Hayır olmaz. Bu alınan karar üzerine devam edilir. Genel başkanlar orada partilerini temsil edecekler. Cumhurbaşkanı yardımcısı zaten milletvekili olamıyor, bu görevi üstlenen isimlerin görev tanımları ve yapacakları iş konularının ne olacağı kendi aralarındaki çalışmalarla ortaya çıkacaktır. Aktif olarak görev alan da olabilir, istişare ye dayalı bir birim olarak da hayata geçebilir. Bu onların konuşarak karara dönüştürecekleri bir durumdur. Mansur Yavaş’ın önerisi kendi kararıdır ama cumhurbaşkanı yardımcılarının milletvekili olmaları konusunda değişiklik yapılamaz, çünkü protokol yapıldı ve imza altına alındı, bu ortak ittifakla alınmış bir karar, bunları geride bırakıp önümüze bakmamız lazım. Ben şöyle bakıyorum; bu saatten sonra Millet İttifakı’nın seçim zaferi kaçınılmazdır, cumhurbaşkanlığı seçimini de ilk turda kazanacağız.

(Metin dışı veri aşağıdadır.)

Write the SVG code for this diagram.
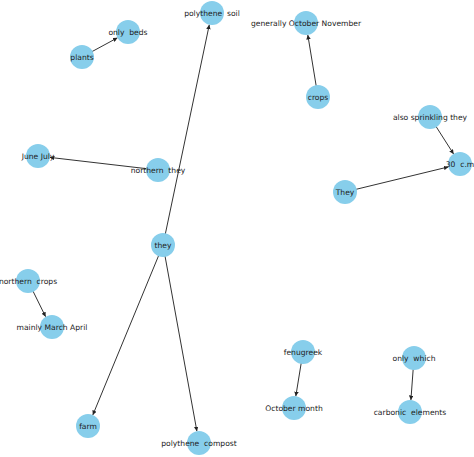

Bu bir iddia değil, kısa zamanda gerçekliğe dönüşecektir, Türkiye Büyük Millet Meclisi’nde de çoğunluğu elde edeceğiz. Millet İttifakı olarak Anayasa’yı değiştirecek çoğunluğu veya referandum eşiği olan 360 milletvekili sayısına ulaşmayı da çok arzu ediyoruz. Bu da bizim için ortaya koyduğumuz bir hedef, bunu da bir hedef olarak görüyoruz. Böylece bu ucube sistemden kurtulup Güçlendirilmiş Parlamenter Sistemi hızlı bir biçimde hayata geçirebiliriz. Cumhurbaşkanlığı seçimini kazanıp parlamentoda çoğunluğu elde edince hiç vakit kaybetmeden de kolları sıvayacağız. Millet İttifakı, milletinden aldığı güçle hem iktidara gelecek, güçlü kadrosuyla da ülkemizin birikmiş sorunlarını çözecektir. Devlet yönetiminde ehliyet, liyakat, adalet, bilgi birikimini esas alacağız, yani bugüne kadar yapılan uygulamaların dışına çıkacağız; devlet yönetiminde yolsuzluk, adaletsizlik, israf ve savurganlık, afetlere karşı ihmaller son bulacak. Bu saydıklarım Türkiye’nin temel problemleri. Millet İttifakı’nın 6 siyasi partiden oluşmasını da avantaja çevireceğiz.

Muhalefetin, basının, bilim insanlarının fikir ve önerilerini dikkate almayan anlayışın yerine ona kulak veren, halkın taleplerini yerine getiren bir anlayış gelecek. Şu anda geldiğimiz noktada “Devlet nerede” diye soruldu ya; vatandaş ihtiyaç sahibi değil ki vatandaş hak sahibidir, vatandaş millettir. Dolayısıyla, devleti kuran ve yaşatan millettir, devlet bir anlamda milletin teşkilatlanmış halidir, başımıza bir felaket geldiğinde elbette ilgili devlet kuruluşlarından yardım bekleyeceğiz. Devlet ile iktidarı ayırmak gerekiyor, iktidarlar gidici, devlet ve millet ise kalıcıdır, bu bakımdan milletin özenle korunması gerekir.